• [What is needed]: Give back the full listing, character for character, with no pictures.

Charts and diagrams as code
>> Begin
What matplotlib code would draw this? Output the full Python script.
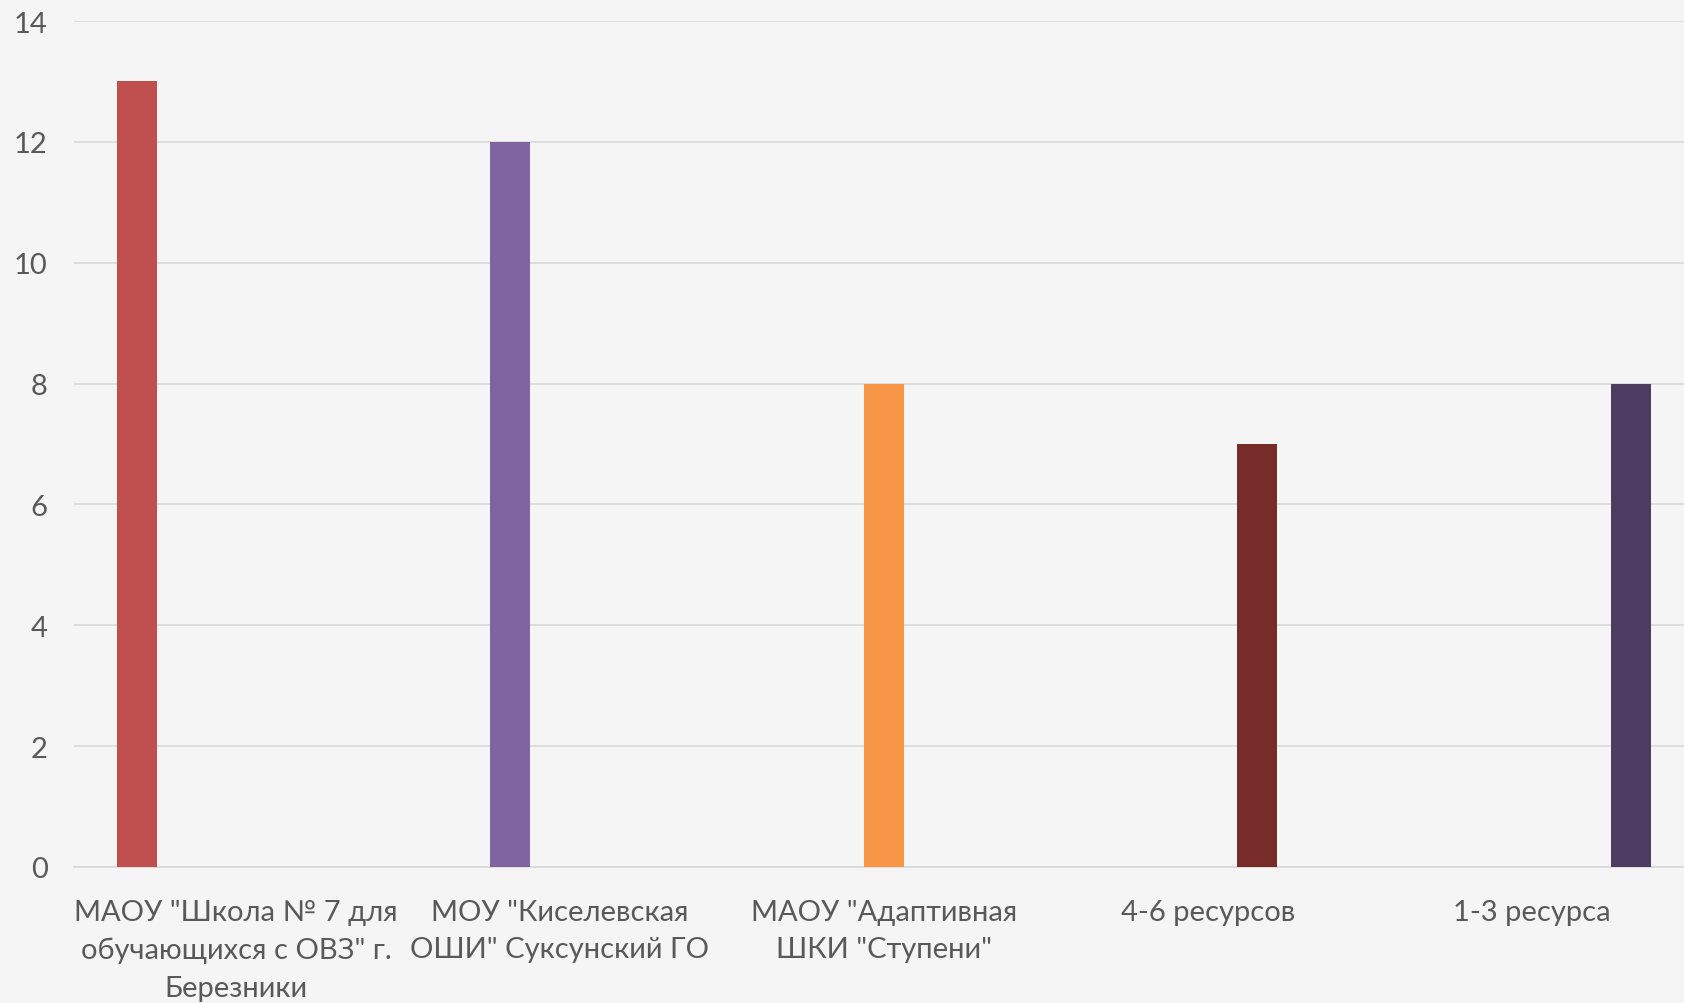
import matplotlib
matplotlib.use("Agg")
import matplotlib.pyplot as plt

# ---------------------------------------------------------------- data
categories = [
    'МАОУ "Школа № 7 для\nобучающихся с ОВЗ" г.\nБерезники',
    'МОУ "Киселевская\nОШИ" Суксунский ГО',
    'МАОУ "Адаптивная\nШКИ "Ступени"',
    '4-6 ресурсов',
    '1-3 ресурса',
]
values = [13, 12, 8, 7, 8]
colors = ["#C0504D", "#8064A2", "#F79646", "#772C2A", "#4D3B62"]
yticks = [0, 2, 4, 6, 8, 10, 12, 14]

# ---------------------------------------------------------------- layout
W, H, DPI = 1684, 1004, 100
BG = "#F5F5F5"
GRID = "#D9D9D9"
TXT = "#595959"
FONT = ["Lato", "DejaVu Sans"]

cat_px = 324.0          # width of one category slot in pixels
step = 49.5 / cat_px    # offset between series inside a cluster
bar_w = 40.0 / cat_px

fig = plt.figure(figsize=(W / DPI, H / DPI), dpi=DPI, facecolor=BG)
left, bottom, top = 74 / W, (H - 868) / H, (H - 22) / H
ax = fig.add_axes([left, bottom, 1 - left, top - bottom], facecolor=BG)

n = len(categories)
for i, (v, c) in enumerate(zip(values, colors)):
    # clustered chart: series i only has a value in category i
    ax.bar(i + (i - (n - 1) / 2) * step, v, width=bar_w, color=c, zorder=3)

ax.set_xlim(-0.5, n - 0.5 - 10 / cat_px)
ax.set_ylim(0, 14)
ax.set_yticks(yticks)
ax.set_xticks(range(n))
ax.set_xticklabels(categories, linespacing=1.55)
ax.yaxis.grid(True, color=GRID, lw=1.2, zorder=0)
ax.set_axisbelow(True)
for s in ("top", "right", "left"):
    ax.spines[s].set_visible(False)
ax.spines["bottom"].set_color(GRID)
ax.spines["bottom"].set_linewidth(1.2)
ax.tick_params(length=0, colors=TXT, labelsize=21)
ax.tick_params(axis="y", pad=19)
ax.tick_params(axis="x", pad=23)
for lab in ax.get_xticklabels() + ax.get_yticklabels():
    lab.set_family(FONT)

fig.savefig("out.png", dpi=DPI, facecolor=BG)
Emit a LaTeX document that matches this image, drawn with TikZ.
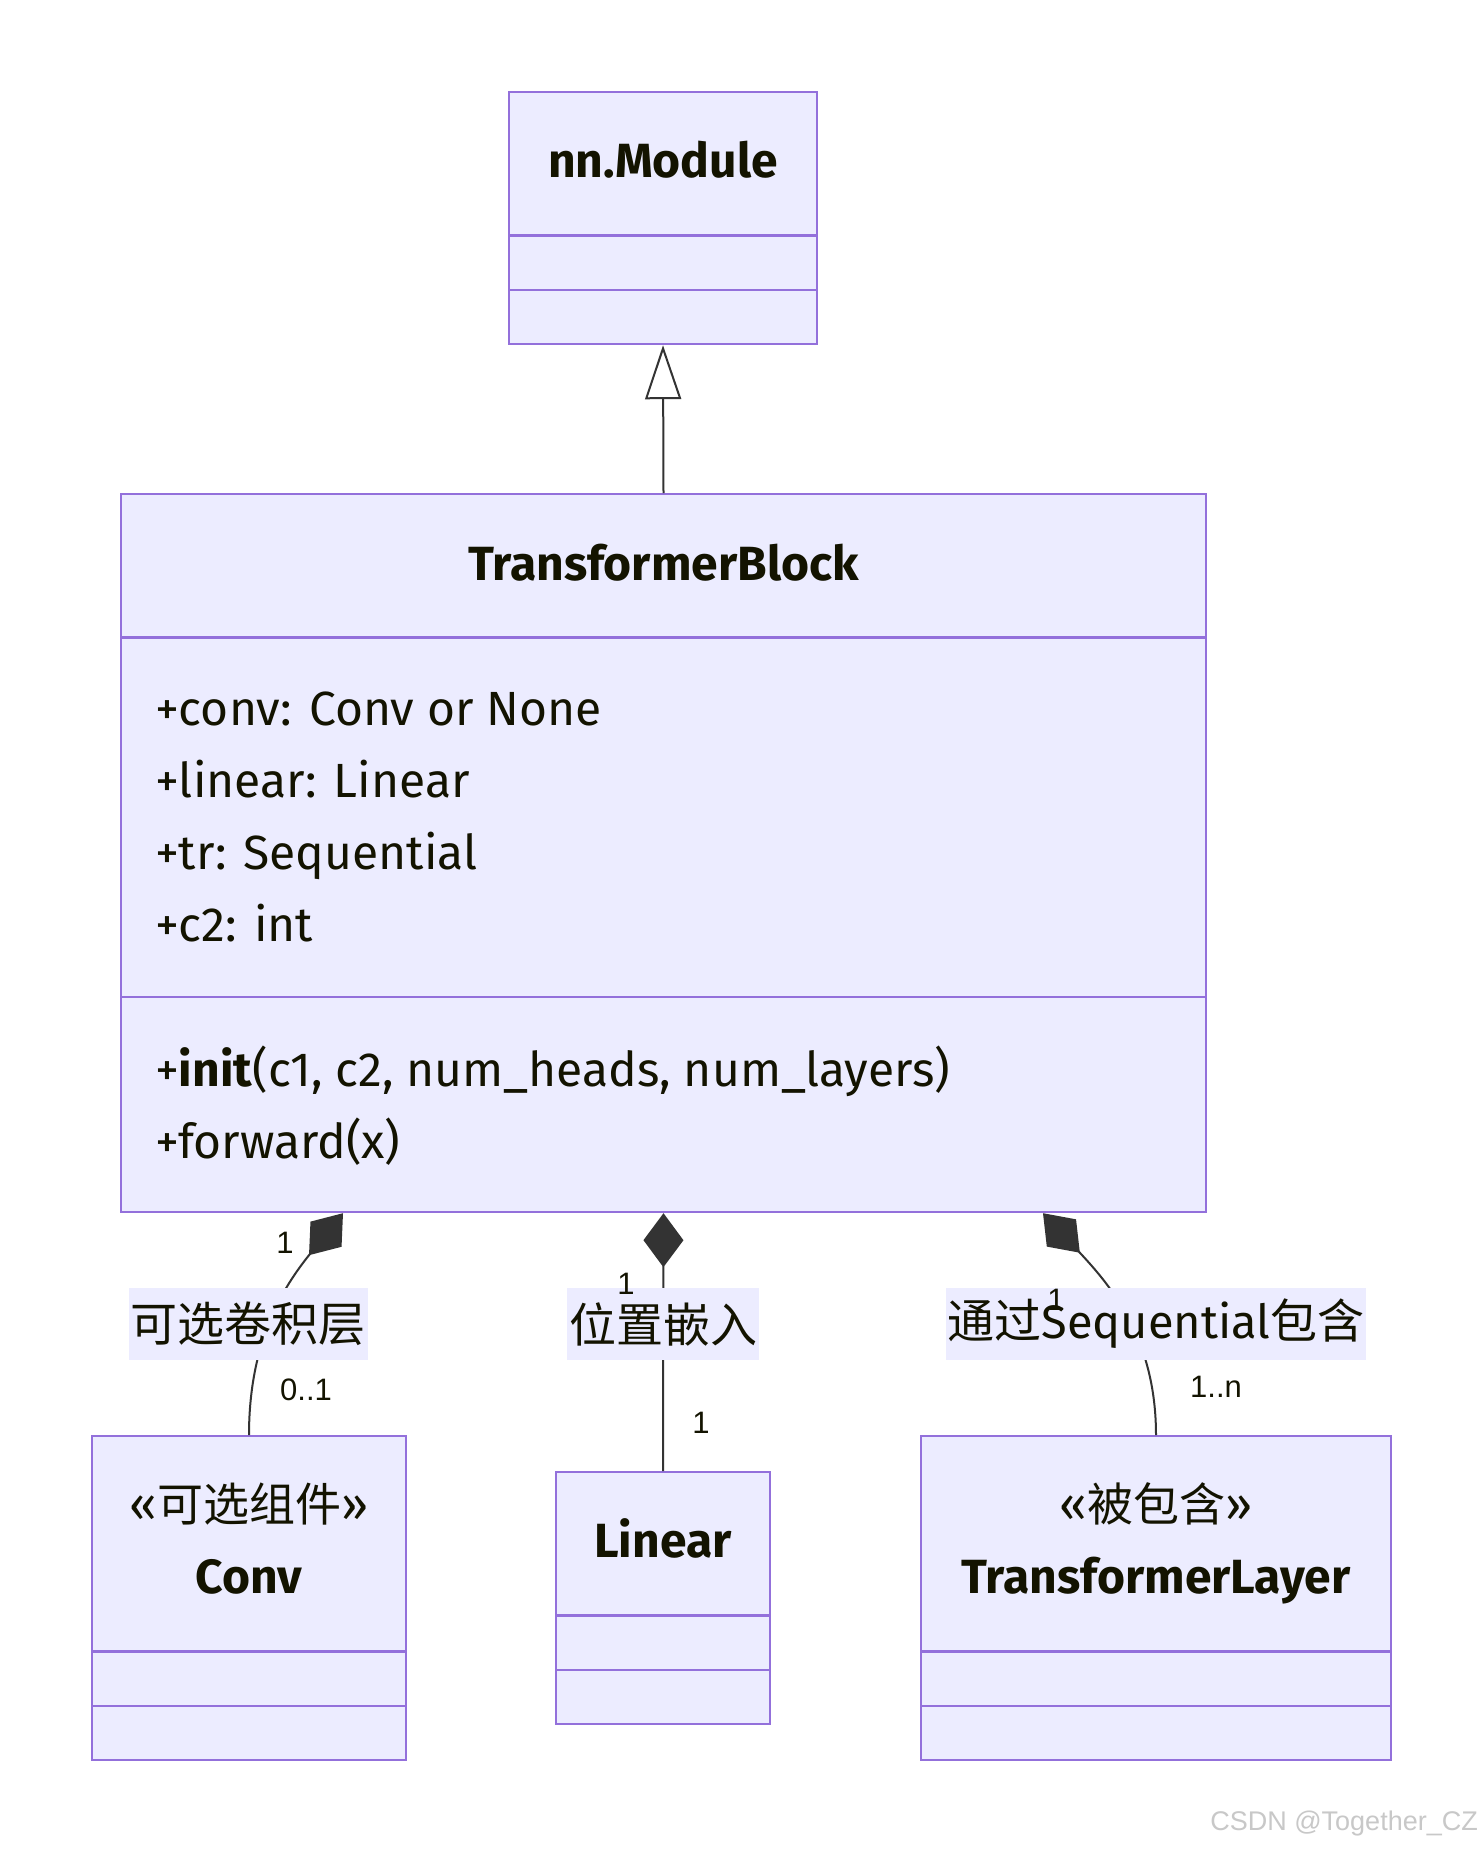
>> End
• [Written answer]:
What matplotlib code would draw this? Output the full Python script.
import matplotlib
matplotlib.use("Agg")
import matplotlib.pyplot as plt

# ---------------------------------------------------------------- data
categories = [
    'МАОУ "Школа № 7 для\nобучающихся с ОВЗ" г.\nБерезники',
    'МОУ "Киселевская\nОШИ" Суксунский ГО',
    'МАОУ "Адаптивная\nШКИ "Ступени"',
    '4-6 ресурсов',
    '1-3 ресурса',
]
values = [13, 12, 8, 7, 8]
colors = ["#C0504D", "#8064A2", "#F79646", "#772C2A", "#4D3B62"]
yticks = [0, 2, 4, 6, 8, 10, 12, 14]

# ---------------------------------------------------------------- layout
W, H, DPI = 1684, 1004, 100
BG = "#F5F5F5"
GRID = "#D9D9D9"
TXT = "#595959"
FONT = ["Lato", "DejaVu Sans"]

cat_px = 324.0          # width of one category slot in pixels
step = 49.5 / cat_px    # offset between series inside a cluster
bar_w = 40.0 / cat_px

fig = plt.figure(figsize=(W / DPI, H / DPI), dpi=DPI, facecolor=BG)
left, bottom, top = 74 / W, (H - 868) / H, (H - 22) / H
ax = fig.add_axes([left, bottom, 1 - left, top - bottom], facecolor=BG)

n = len(categories)
for i, (v, c) in enumerate(zip(values, colors)):
    # clustered chart: series i only has a value in category i
    ax.bar(i + (i - (n - 1) / 2) * step, v, width=bar_w, color=c, zorder=3)

ax.set_xlim(-0.5, n - 0.5 - 10 / cat_px)
ax.set_ylim(0, 14)
ax.set_yticks(yticks)
ax.set_xticks(range(n))
ax.set_xticklabels(categories, linespacing=1.55)
ax.yaxis.grid(True, color=GRID, lw=1.2, zorder=0)
ax.set_axisbelow(True)
for s in ("top", "right", "left"):
    ax.spines[s].set_visible(False)
ax.spines["bottom"].set_color(GRID)
ax.spines["bottom"].set_linewidth(1.2)
ax.tick_params(length=0, colors=TXT, labelsize=21)
ax.tick_params(axis="y", pad=19)
ax.tick_params(axis="x", pad=23)
for lab in ax.get_xticklabels() + ax.get_yticklabels():
    lab.set_family(FONT)

fig.savefig("out.png", dpi=DPI, facecolor=BG)
Emit a LaTeX document that matches this image, drawn with TikZ.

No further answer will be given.